The astrolabe's legacy is equally significant, though more abstract. The practice of celestial navigation that it established—measuring the altitude of the Sun or stars to determine latitude—remained the standard method for ocean navigation until the development of the chronometer in the 18th century made accurate longitude measurement possible. Even then, celestial navigation continued to be taught and used well into the 20th century. Every GPS satellite, every inertial navigation system, every modern method of position-finding traces its lineage back to those simple brass rings that let a sailor read his latitude from the sky. The Smithsonian has examined how these instruments transformed humanity's relationship with the world (read their article on the mariner's astrolabe).
Conclusion: The Unseen Foundation of Global Connection
The Age of Discovery is often remembered through the names of its explorers—Dias, da Gama, Columbus, Magellan—and the lands they reached. But those voyages would not have been possible without the tools that carried them there. The caravel gave them a ship that could sail where the wind demanded, that could beat upwind against the prevailing trades, that could explore shallow coastlines and survive the open ocean. The astrolabe gave them a way to know where they were, to record that knowledge, and to share it with others. Together, they turned the ocean from a barrier into a highway, connecting continents and cultures in ways that could not have been imagined a century earlier.

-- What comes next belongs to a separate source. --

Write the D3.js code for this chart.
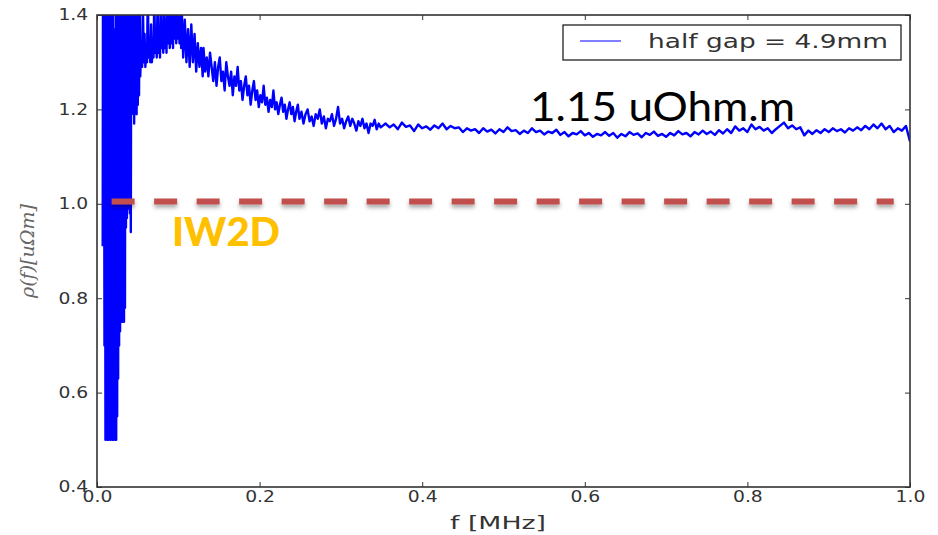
<!DOCTYPE html>
<html><head><meta charset="utf-8">
<script src="https://cdn.jsdelivr.net/npm/d3@7"></script>
<style>body{margin:0;background:#fff}</style>
</head><body>
<svg id="chart" width="938" height="535"></svg>
<script>
// ---------- data ----------
const xTickValues = [0.0, 0.2, 0.4, 0.6, 0.8, 1.0];
const yTickValues = [0.4, 0.6, 0.8, 1.0, 1.2, 1.4];
const xLabel = "f [MHz]";
const yLabel = "ρ(f)[uΩm]";
const seriesName = "half gap = 4.9mm";
const iw2dLevel = 1.005;            // IW2D resistivity [uOhm.m]
const iw2dRange = [0.018, 0.98];    // MHz span of the dashed reference
const iw2dLabel = "IW2D";
const fitLabel = "1.15 uOhm.m";
// [f (MHz), rho (uOhm.m)]
const halfGap49mm = [
 [0.0070,0.91],[0.0074,1.55],[0.0080,0.92],[0.0086,1.50],[0.0092,0.70],[0.0098,1.52],
 [0.0104,0.50],[0.0110,1.48],[0.0116,0.51],[0.0122,1.55],[0.0128,0.50],[0.0134,1.46],
 [0.0140,0.50],[0.0146,1.50],[0.0152,0.52],[0.0158,1.47],[0.0164,0.50],[0.0170,1.53],
 [0.0176,0.51],[0.0182,1.49],[0.0188,0.50],[0.0194,1.52],[0.0200,0.50],[0.0206,1.36],
 [0.0212,0.51],[0.0218,1.37],[0.0224,0.50],[0.0230,1.50],[0.0236,0.50],[0.0242,1.45],
 [0.0248,0.55],[0.0254,1.52],[0.0260,0.63],[0.0266,1.48],[0.0272,0.70],[0.0278,1.50],
 [0.0284,0.73],[0.0290,1.55],[0.0296,0.75],[0.0302,1.47],[0.0308,0.75],[0.0314,1.52],
 [0.0320,0.76],[0.0326,1.50],[0.0332,0.75],[0.0338,1.48],[0.0344,0.78],[0.0350,1.53],
 [0.0356,0.95],[0.0362,1.49],[0.0368,0.97],[0.0374,1.52],[0.0380,0.99],[0.0386,1.46],
 [0.0392,1.01],[0.0398,1.50],[0.0404,0.98],[0.0410,1.48],[0.0416,0.94],[0.0422,1.51],
 [0.0428,1.19],[0.0435,1.50],[0.0442,1.20],[0.0450,1.46],[0.0457,1.17],[0.0465,1.48],
 [0.0472,1.22],[0.0480,1.45],[0.0487,1.19],[0.0495,1.50],[0.0502,1.21],[0.0510,1.44],
 [0.0517,1.23],[0.0525,1.47],[0.0532,1.27],
 [0.0545,1.34],[0.0555,1.29],[0.0565,1.42],[0.0575,1.30],[0.0585,1.36],[0.0595,1.29],
 [0.0605,1.33],[0.0615,1.30],[0.0625,1.45],[0.0635,1.31],[0.0645,1.35],[0.0655,1.30],
 [0.0665,1.38],[0.0675,1.30],[0.0685,1.34],[0.0695,1.31],[0.0705,1.44],[0.0715,1.32],
 [0.0725,1.36],[0.0735,1.31],[0.0745,1.43],[0.0755,1.32],[0.0765,1.37],[0.0775,1.31],
 [0.0785,1.46],[0.0795,1.33],[0.0805,1.38],[0.0815,1.32],[0.0825,1.44],[0.0835,1.33],
 [0.0845,1.39],[0.0855,1.32],[0.0865,1.45],[0.0875,1.34],[0.0885,1.40],[0.0895,1.33],
 [0.0905,1.47],[0.0915,1.34],[0.0925,1.41],[0.0935,1.33],[0.0945,1.44],[0.0955,1.35],
 [0.0965,1.42],[0.0975,1.34],[0.0985,1.45],[0.0995,1.35],[0.1005,1.41],[0.1015,1.34],
 [0.1025,1.43],[0.1035,1.33],[0.1045,1.40],
 [0.106,1.31],[0.108,1.39],[0.110,1.30],[0.112,1.37],[0.114,1.29],[0.116,1.38],
 [0.118,1.30],[0.120,1.36],[0.122,1.28],[0.124,1.34],[0.126,1.29],[0.128,1.33],[0.130,1.27],
 [0.131,1.33],[0.133,1.28],[0.135,1.31],[0.137,1.27],[0.139,1.32],[0.141,1.29],
 [0.143,1.26],[0.145,1.30],[0.147,1.25],[0.149,1.29],[0.151,1.31],[0.153,1.26],
 [0.155,1.28],[0.157,1.24],[0.159,1.30],[0.161,1.27],[0.163,1.25],[0.165,1.28],
 [0.167,1.23],[0.169,1.27],[0.171,1.25],[0.173,1.29],[0.175,1.24],[0.177,1.26],
 [0.179,1.22],[0.181,1.25],[0.183,1.27],[0.185,1.23],[0.187,1.25],[0.189,1.21],
 [0.191,1.24],[0.193,1.26],[0.195,1.22],[0.197,1.24],[0.199,1.205],[0.201,1.23],
 [0.203,1.215],[0.205,1.25],[0.207,1.21],[0.209,1.225],[0.211,1.195],[0.213,1.22],
 [0.215,1.205],[0.217,1.24],[0.219,1.20],[0.221,1.215],[0.223,1.19],[0.225,1.21],
 [0.227,1.225],[0.229,1.195],[0.231,1.21],[0.233,1.18],[0.235,1.20],[0.237,1.215],
 [0.239,1.19],[0.241,1.205],[0.243,1.175],[0.245,1.195],[0.247,1.21],[0.249,1.18],
 [0.2515,1.195],[0.254,1.17],[0.2565,1.19],[0.259,1.20],[0.2615,1.175],[0.264,1.185],
 [0.2665,1.165],[0.269,1.19],[0.2715,1.18],[0.274,1.20],[0.2765,1.17],[0.279,1.185],
 [0.2815,1.16],[0.284,1.18],[0.2865,1.175],[0.289,1.19],[0.2915,1.165],[0.294,1.18],
 [0.2965,1.205],[0.299,1.17],[0.3015,1.18],[0.304,1.16],[0.3065,1.175],[0.309,1.185],
 [0.3115,1.165],[0.314,1.18],[0.3165,1.17],[0.319,1.155],[0.3215,1.175],[0.324,1.165],
 [0.3265,1.18],[0.329,1.16],[0.3315,1.17],[0.334,1.15],[0.3365,1.17],[0.339,1.165],
 [0.3415,1.178],[0.344,1.158],[0.3465,1.17],[0.349,1.162],
 [0.355,1.17],[0.360,1.162],[0.365,1.168],[0.370,1.158],
 [0.375,1.172],[0.380,1.163],[0.385,1.166],[0.390,1.154],[0.395,1.168],[0.400,1.16],
 [0.405,1.164],[0.410,1.157],[0.415,1.166],[0.420,1.16],[0.425,1.17],[0.430,1.158],
 [0.435,1.165],[0.440,1.16],[0.445,1.162],[0.450,1.152],[0.455,1.16],[0.460,1.155],
 [0.465,1.158],[0.470,1.15],[0.475,1.16],[0.480,1.153],[0.485,1.157],[0.490,1.149],
 [0.495,1.158],[0.500,1.152],[0.505,1.162],[0.510,1.154],[0.515,1.156],[0.520,1.148],
 [0.525,1.155],[0.530,1.15],[0.535,1.16],[0.540,1.152],[0.545,1.155],[0.550,1.147],
 [0.555,1.153],[0.560,1.15],[0.565,1.157],[0.570,1.146],[0.575,1.152],[0.580,1.143],
 [0.585,1.15],[0.590,1.147],[0.595,1.154],[0.600,1.145],[0.605,1.15],[0.610,1.142],
 [0.615,1.148],[0.620,1.145],[0.625,1.152],[0.630,1.144],[0.635,1.15],[0.640,1.14],
 [0.645,1.148],[0.650,1.143],[0.655,1.152],[0.660,1.146],[0.665,1.149],[0.670,1.141],
 [0.675,1.15],[0.680,1.146],[0.685,1.153],[0.690,1.144],[0.695,1.148],[0.700,1.142],
 [0.705,1.15],[0.710,1.145],[0.715,1.154],[0.720,1.147],[0.725,1.15],[0.730,1.143],
 [0.735,1.152],[0.740,1.147],[0.745,1.155],[0.750,1.148],[0.755,1.153],[0.760,1.146],
 [0.765,1.156],[0.770,1.149],[0.775,1.158],[0.780,1.15],[0.785,1.164],[0.790,1.155],
 [0.795,1.16],[0.800,1.152],[0.805,1.168],[0.810,1.158],[0.815,1.163],[0.820,1.155],
 [0.825,1.16],[0.830,1.15],[0.835,1.158],[0.840,1.165],[0.845,1.172],[0.850,1.16],
 [0.855,1.166],[0.860,1.158],[0.865,1.162],[0.870,1.145],[0.875,1.155],[0.880,1.148],
 [0.885,1.156],[0.890,1.15],[0.895,1.158],[0.900,1.152],[0.905,1.16],[0.910,1.154],
 [0.915,1.158],[0.920,1.151],[0.925,1.16],[0.930,1.155],[0.935,1.162],[0.940,1.156],
 [0.945,1.165],[0.950,1.158],[0.955,1.168],[0.960,1.16],[0.965,1.17],[0.970,1.158],
 [0.975,1.165],[0.980,1.152],[0.985,1.16],[0.990,1.155],[0.995,1.165],[1.000,1.132]
];

// ---------- layout ----------
const W = 938, H = 535;
const svg = d3.select("#chart");
const plot = {left: 97, right: 910, top: 15, bottom: 487};
const x = d3.scaleLinear().domain([0, 1]).range([plot.left, plot.right]);
const y = d3.scaleLinear().domain([0.4, 1.4]).range([plot.bottom, plot.top]);
const tickFont = "DejaVu Sans, sans-serif";
const axisColor = "#333";
const stretch = 1.25;   // picture is stretched horizontally
const fmt = d3.format(".1f");

const defs = svg.append("defs");
defs.append("clipPath").attr("id", "clip").append("rect")
  .attr("x", plot.left).attr("y", plot.top)
  .attr("width", plot.right - plot.left).attr("height", plot.bottom - plot.top);
const sh = defs.append("filter").attr("id", "shadow").attr("filterUnits", "userSpaceOnUse")
  .attr("x", 0).attr("y", 0).attr("width", W).attr("height", H);
sh.append("feDropShadow").attr("dx", 0).attr("dy", 3).attr("stdDeviation", 2)
  .attr("flood-color", "#000").attr("flood-opacity", 0.35);

// series line
const line = d3.line().x(d => x(d[0])).y(d => y(d[1]));
svg.append("path").datum(halfGap49mm)
  .attr("clip-path", "url(#clip)")
  .attr("fill", "none").attr("stroke", "#0000ff")
  .attr("stroke-width", 2.4).attr("stroke-linejoin", "round")
  .attr("d", line);

// axes
function styleAxis(g, labels) {
  g.select(".domain").remove();
  g.selectAll(".tick line").attr("stroke", axisColor).attr("stroke-width", 1);
  g.selectAll(".tick text").attr("fill", axisColor)
    .attr("transform", `scale(${stretch},1)`)
    .style("font-family", tickFont).style("font-size", "15px");
  if (!labels) g.selectAll(".tick text").remove();
}
svg.append("g").attr("transform", `translate(0,${plot.bottom})`)
  .call(d3.axisBottom(x).tickValues(xTickValues).tickFormat(fmt).tickSizeInner(-5).tickSizeOuter(0).tickPadding(4))
  .call(g => styleAxis(g, true));
svg.append("g").attr("transform", `translate(0,${plot.top})`)
  .call(d3.axisTop(x).tickValues(xTickValues).tickSizeInner(-5).tickSizeOuter(0))
  .call(g => styleAxis(g, false));
svg.append("g").attr("transform", `translate(${plot.left},0)`)
  .call(d3.axisLeft(y).tickValues(yTickValues).tickFormat(fmt).tickSizeInner(-5).tickSizeOuter(0).tickPadding(7))
  .call(g => styleAxis(g, true));
svg.append("g").attr("transform", `translate(${plot.right},0)`)
  .call(d3.axisRight(y).tickValues(yTickValues).tickSizeInner(-5).tickSizeOuter(0))
  .call(g => styleAxis(g, false));

// frame
svg.append("rect").attr("x", plot.left).attr("y", plot.top)
  .attr("width", plot.right - plot.left).attr("height", plot.bottom - plot.top)
  .attr("fill", "none").attr("stroke", axisColor).attr("stroke-width", 1.6);

// axis labels
svg.append("text").attr("x", 498).attr("y", 529)
  .attr("text-anchor", "middle").attr("fill", axisColor)
  .attr("textLength", 96).attr("lengthAdjust", "spacingAndGlyphs")
  .style("font-family", tickFont).style("font-size", "18px").text(xLabel);
svg.append("text")
  .attr("transform", `translate(34,${(plot.top + plot.bottom) / 2}) rotate(-90)`)
  .attr("text-anchor", "middle").attr("fill", "#666")
  .attr("textLength", 94).attr("lengthAdjust", "spacingAndGlyphs")
  .style("font-family", "DejaVu Serif, serif").style("font-style", "italic")
  .style("font-size", "18px").text(yLabel);

// legend
const lg = svg.append("g");
lg.append("rect").attr("x", 563).attr("y", 25).attr("width", 338).attr("height", 35)
  .attr("fill", "#fff").attr("stroke", "#222").attr("stroke-width", 1.3);
lg.append("line").attr("x1", 580).attr("x2", 621).attr("y1", 41).attr("y2", 41)
  .attr("stroke", "#0000ff").attr("stroke-width", 1.2);
lg.append("text").attr("x", 648).attr("y", 48).attr("fill", axisColor)
  .attr("textLength", 240).attr("lengthAdjust", "spacingAndGlyphs")
  .style("font-family", tickFont).style("font-size", "19px").text(seriesName);

// IW2D reference line
svg.append("line")
  .attr("x1", x(iw2dRange[0])).attr("x2", x(iw2dRange[1]))
  .attr("y1", y(iw2dLevel)).attr("y2", y(iw2dLevel))
  .attr("stroke", "#C0504D").attr("stroke-width", 6)
  .attr("stroke-dasharray", "23,19.5").attr("filter", "url(#shadow)");

// annotations
svg.append("text").attr("x", 172).attr("y", 246).attr("fill", "#FFC000")
  .attr("textLength", 108).attr("lengthAdjust", "spacingAndGlyphs")
  .style("font-family", "Lato, 'Open Sans', sans-serif").style("font-weight", "900")
  .style("font-size", "39px").text(iw2dLabel);
svg.append("text").attr("x", 530).attr("y", 121).attr("fill", "#000")
  .attr("textLength", 265).attr("lengthAdjust", "spacingAndGlyphs")
  .style("font-family", "Lato, 'Open Sans', sans-serif")
  .style("font-size", "40px").text(fitLabel);
</script>
</body></html>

The world we live in today, with its global networks of trade, communication, and travel, rests on foundations laid by those early voyages. Every container ship crossing the Pacific, every aircraft following a great circle route, every undersea cable connecting continents owes something to the caravel and the astrolabe. They were not merely historical curiosities. They were the instruments that made the modern world possible. When we look at the stars or at the ocean, we are seeing the same sky and sea that those early navigators saw. But we see them through different eyes, because the tools they gave us transformed how we understand our place on this planet.